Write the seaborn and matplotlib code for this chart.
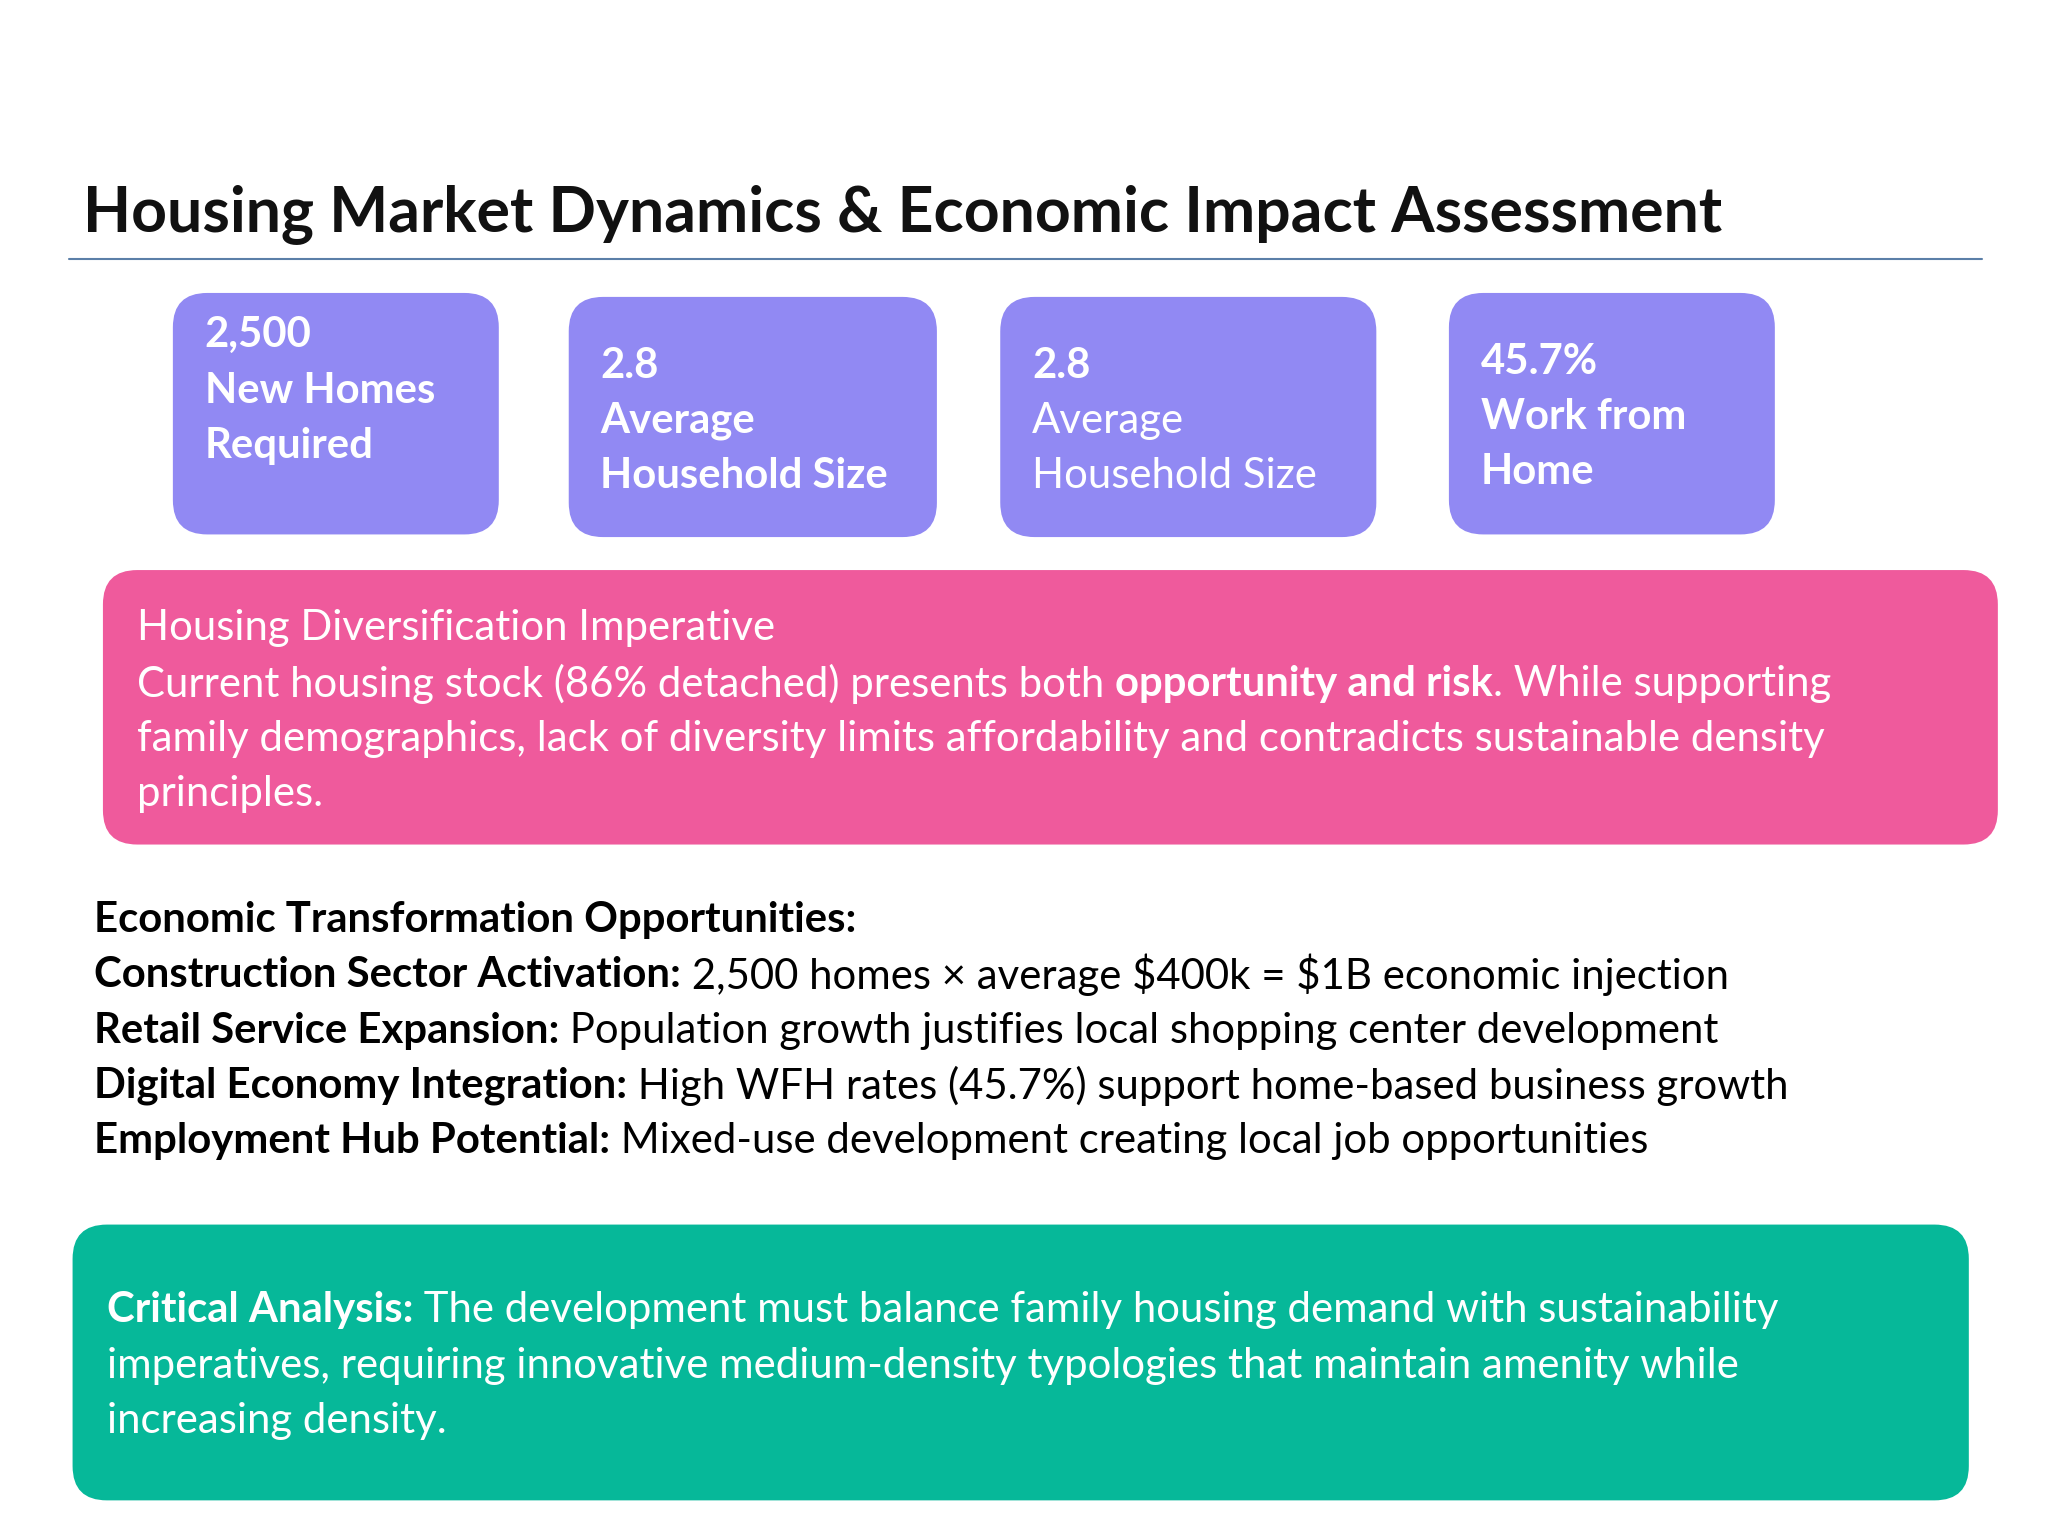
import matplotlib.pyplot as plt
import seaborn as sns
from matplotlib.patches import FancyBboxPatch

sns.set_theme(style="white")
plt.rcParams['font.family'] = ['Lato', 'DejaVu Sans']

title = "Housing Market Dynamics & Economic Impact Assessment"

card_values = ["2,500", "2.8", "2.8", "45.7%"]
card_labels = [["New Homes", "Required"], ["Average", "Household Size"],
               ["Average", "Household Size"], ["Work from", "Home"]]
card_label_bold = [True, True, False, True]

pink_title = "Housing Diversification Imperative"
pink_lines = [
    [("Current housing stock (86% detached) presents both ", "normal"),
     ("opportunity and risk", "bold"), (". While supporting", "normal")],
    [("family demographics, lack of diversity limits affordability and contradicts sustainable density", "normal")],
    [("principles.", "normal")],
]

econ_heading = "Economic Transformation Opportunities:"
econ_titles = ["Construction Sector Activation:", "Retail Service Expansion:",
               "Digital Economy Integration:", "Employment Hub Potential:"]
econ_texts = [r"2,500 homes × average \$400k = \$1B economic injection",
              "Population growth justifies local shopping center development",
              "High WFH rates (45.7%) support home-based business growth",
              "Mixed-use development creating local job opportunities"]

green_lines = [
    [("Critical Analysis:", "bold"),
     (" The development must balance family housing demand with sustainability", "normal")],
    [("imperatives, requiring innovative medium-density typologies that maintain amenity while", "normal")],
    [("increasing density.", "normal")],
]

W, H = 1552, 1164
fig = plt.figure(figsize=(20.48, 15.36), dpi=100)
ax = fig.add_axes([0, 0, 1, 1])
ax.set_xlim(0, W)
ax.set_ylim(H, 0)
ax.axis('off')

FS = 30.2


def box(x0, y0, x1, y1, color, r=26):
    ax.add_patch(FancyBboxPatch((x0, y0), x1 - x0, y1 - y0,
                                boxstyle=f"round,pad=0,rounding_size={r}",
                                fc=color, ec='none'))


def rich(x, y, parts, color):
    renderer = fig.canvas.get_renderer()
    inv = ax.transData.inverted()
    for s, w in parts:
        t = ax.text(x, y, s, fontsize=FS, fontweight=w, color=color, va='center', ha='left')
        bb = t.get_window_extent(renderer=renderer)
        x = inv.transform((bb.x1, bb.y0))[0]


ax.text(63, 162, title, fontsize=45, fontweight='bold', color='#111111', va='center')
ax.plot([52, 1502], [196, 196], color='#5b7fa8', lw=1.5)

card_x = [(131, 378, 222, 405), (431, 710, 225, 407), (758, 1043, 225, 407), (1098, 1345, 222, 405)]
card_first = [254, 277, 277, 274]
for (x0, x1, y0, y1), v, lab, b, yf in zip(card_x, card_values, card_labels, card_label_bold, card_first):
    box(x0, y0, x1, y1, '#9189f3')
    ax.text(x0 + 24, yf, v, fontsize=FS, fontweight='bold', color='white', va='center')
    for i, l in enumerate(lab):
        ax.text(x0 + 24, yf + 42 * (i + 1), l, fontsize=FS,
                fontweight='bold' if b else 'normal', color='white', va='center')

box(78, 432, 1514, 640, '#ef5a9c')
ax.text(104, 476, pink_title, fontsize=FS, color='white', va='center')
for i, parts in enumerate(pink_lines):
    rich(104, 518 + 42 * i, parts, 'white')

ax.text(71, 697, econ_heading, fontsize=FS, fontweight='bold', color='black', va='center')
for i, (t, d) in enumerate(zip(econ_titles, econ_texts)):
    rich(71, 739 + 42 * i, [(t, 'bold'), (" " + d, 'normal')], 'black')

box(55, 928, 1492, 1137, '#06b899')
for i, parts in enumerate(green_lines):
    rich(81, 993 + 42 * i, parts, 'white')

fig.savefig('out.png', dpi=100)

Written instruction - Except for the pictures, copy the material above exactly.

Completed exercise -
Write the seaborn and matplotlib code for this chart.
import matplotlib.pyplot as plt
import seaborn as sns
from matplotlib.patches import FancyBboxPatch

sns.set_theme(style="white")
plt.rcParams['font.family'] = ['Lato', 'DejaVu Sans']

title = "Housing Market Dynamics & Economic Impact Assessment"

card_values = ["2,500", "2.8", "2.8", "45.7%"]
card_labels = [["New Homes", "Required"], ["Average", "Household Size"],
               ["Average", "Household Size"], ["Work from", "Home"]]
card_label_bold = [True, True, False, True]

pink_title = "Housing Diversification Imperative"
pink_lines = [
    [("Current housing stock (86% detached) presents both ", "normal"),
     ("opportunity and risk", "bold"), (". While supporting", "normal")],
    [("family demographics, lack of diversity limits affordability and contradicts sustainable density", "normal")],
    [("principles.", "normal")],
]

econ_heading = "Economic Transformation Opportunities:"
econ_titles = ["Construction Sector Activation:", "Retail Service Expansion:",
               "Digital Economy Integration:", "Employment Hub Potential:"]
econ_texts = [r"2,500 homes × average \$400k = \$1B economic injection",
              "Population growth justifies local shopping center development",
              "High WFH rates (45.7%) support home-based business growth",
              "Mixed-use development creating local job opportunities"]

green_lines = [
    [("Critical Analysis:", "bold"),
     (" The development must balance family housing demand with sustainability", "normal")],
    [("imperatives, requiring innovative medium-density typologies that maintain amenity while", "normal")],
    [("increasing density.", "normal")],
]

W, H = 1552, 1164
fig = plt.figure(figsize=(20.48, 15.36), dpi=100)
ax = fig.add_axes([0, 0, 1, 1])
ax.set_xlim(0, W)
ax.set_ylim(H, 0)
ax.axis('off')

FS = 30.2


def box(x0, y0, x1, y1, color, r=26):
    ax.add_patch(FancyBboxPatch((x0, y0), x1 - x0, y1 - y0,
                                boxstyle=f"round,pad=0,rounding_size={r}",
                                fc=color, ec='none'))


def rich(x, y, parts, color):
    renderer = fig.canvas.get_renderer()
    inv = ax.transData.inverted()
    for s, w in parts:
        t = ax.text(x, y, s, fontsize=FS, fontweight=w, color=color, va='center', ha='left')
        bb = t.get_window_extent(renderer=renderer)
        x = inv.transform((bb.x1, bb.y0))[0]


ax.text(63, 162, title, fontsize=45, fontweight='bold', color='#111111', va='center')
ax.plot([52, 1502], [196, 196], color='#5b7fa8', lw=1.5)

card_x = [(131, 378, 222, 405), (431, 710, 225, 407), (758, 1043, 225, 407), (1098, 1345, 222, 405)]
card_first = [254, 277, 277, 274]
for (x0, x1, y0, y1), v, lab, b, yf in zip(card_x, card_values, card_labels, card_label_bold, card_first):
    box(x0, y0, x1, y1, '#9189f3')
    ax.text(x0 + 24, yf, v, fontsize=FS, fontweight='bold', color='white', va='center')
    for i, l in enumerate(lab):
        ax.text(x0 + 24, yf + 42 * (i + 1), l, fontsize=FS,
                fontweight='bold' if b else 'normal', color='white', va='center')

box(78, 432, 1514, 640, '#ef5a9c')
ax.text(104, 476, pink_title, fontsize=FS, color='white', va='center')
for i, parts in enumerate(pink_lines):
    rich(104, 518 + 42 * i, parts, 'white')

ax.text(71, 697, econ_heading, fontsize=FS, fontweight='bold', color='black', va='center')
for i, (t, d) in enumerate(zip(econ_titles, econ_texts)):
    rich(71, 739 + 42 * i, [(t, 'bold'), (" " + d, 'normal')], 'black')

box(55, 928, 1492, 1137, '#06b899')
for i, parts in enumerate(green_lines):
    rich(81, 993 + 42 * i, parts, 'white')

fig.savefig('out.png', dpi=100)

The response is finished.